Task directions
Find the string "that" in the records. Copy every line it appears in.

Source data
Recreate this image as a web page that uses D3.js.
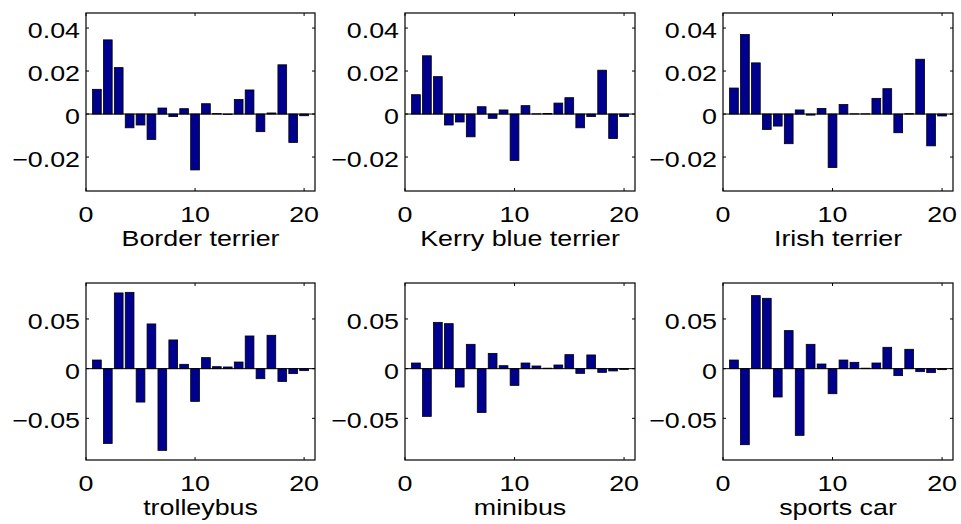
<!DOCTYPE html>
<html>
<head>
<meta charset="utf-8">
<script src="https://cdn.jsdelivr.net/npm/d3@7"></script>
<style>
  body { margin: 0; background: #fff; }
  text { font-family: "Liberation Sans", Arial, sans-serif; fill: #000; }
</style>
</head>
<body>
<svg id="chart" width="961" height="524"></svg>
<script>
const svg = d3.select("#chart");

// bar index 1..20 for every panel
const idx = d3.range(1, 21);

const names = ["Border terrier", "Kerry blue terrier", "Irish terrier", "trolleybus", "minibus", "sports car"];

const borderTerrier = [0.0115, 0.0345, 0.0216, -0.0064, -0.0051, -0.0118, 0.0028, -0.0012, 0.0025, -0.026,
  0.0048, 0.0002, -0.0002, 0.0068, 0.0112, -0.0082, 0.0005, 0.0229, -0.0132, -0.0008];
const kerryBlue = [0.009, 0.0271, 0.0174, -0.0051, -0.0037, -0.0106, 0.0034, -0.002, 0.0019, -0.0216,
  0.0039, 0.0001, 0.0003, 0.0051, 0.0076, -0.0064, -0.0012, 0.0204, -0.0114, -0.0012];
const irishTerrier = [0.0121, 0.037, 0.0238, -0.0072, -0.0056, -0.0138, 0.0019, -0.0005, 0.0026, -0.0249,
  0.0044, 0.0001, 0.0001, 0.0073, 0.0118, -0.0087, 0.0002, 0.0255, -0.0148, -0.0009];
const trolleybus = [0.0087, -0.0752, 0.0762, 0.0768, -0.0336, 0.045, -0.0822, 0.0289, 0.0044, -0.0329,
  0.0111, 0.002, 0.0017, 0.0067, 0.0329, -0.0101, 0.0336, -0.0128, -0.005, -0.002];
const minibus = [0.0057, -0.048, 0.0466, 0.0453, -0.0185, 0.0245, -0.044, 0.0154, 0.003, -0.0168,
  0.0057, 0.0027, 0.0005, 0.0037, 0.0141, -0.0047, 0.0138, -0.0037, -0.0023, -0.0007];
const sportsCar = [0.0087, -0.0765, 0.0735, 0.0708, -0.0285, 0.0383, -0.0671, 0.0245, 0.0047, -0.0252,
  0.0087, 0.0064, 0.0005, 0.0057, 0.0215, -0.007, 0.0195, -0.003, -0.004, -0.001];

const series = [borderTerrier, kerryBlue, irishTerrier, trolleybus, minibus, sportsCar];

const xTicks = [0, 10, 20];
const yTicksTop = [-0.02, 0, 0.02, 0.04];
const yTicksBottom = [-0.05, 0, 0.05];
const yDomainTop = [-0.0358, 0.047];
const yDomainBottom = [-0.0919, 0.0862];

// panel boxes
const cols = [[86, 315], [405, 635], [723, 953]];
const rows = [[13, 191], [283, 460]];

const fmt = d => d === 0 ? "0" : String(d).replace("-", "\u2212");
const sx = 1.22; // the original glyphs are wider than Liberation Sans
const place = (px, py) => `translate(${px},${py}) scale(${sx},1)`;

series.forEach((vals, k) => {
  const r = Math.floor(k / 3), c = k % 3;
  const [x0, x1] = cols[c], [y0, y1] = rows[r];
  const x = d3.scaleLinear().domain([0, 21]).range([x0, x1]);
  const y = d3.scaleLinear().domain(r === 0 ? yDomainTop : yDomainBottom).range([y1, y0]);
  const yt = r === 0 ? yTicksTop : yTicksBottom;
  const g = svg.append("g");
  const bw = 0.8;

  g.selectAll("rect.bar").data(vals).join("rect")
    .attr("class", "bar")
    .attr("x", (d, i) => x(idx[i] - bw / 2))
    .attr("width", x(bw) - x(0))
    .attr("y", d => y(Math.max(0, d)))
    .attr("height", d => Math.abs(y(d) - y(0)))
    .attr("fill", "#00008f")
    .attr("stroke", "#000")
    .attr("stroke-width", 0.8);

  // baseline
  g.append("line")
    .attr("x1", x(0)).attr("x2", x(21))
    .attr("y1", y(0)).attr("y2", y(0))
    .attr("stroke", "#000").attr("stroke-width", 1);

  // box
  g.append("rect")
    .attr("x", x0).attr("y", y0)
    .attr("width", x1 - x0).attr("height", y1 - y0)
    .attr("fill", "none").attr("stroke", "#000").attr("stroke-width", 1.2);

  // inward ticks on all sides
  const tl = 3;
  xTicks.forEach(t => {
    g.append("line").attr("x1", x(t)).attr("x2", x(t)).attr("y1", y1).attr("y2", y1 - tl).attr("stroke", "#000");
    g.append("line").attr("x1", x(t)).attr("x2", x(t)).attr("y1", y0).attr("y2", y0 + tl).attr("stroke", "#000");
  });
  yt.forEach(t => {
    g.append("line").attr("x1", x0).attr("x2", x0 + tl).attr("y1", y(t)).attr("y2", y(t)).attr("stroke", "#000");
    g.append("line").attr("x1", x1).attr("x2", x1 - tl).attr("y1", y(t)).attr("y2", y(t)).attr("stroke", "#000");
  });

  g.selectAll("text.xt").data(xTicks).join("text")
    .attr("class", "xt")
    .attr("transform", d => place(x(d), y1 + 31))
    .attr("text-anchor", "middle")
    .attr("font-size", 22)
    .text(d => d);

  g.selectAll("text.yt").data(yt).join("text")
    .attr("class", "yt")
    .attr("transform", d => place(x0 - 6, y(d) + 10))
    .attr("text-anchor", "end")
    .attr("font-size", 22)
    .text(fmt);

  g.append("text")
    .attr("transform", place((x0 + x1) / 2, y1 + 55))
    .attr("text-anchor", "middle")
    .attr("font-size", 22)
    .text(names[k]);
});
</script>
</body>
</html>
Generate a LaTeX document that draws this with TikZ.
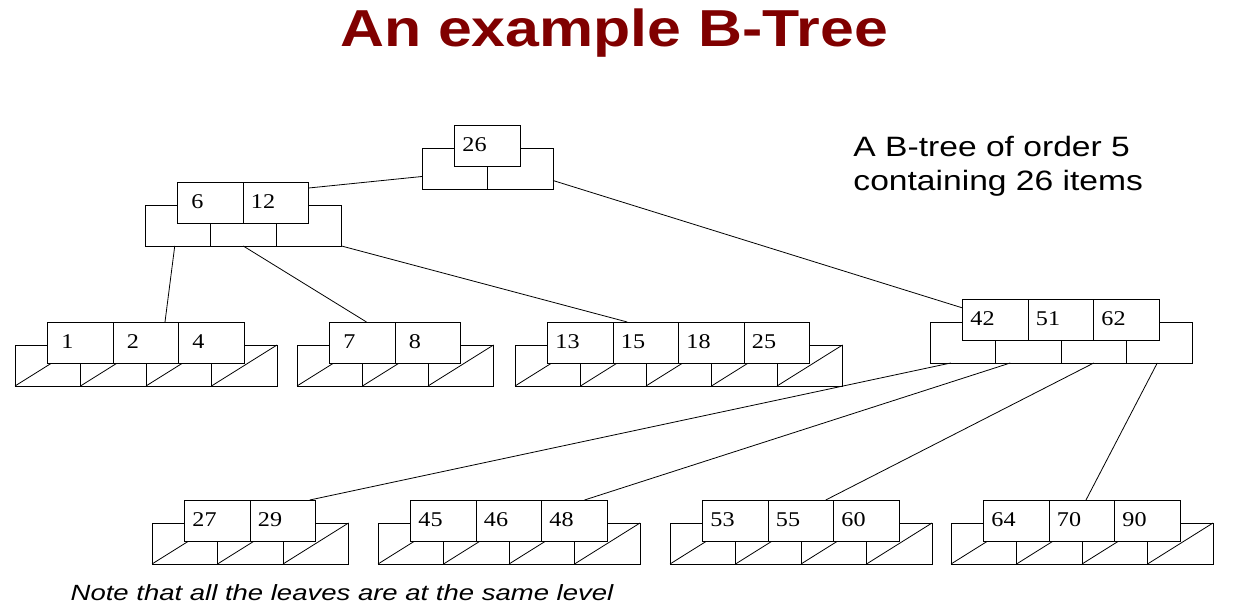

Full solution
Recreate this image as a web page that uses D3.js.
Generate a LaTeX document that draws this with TikZ.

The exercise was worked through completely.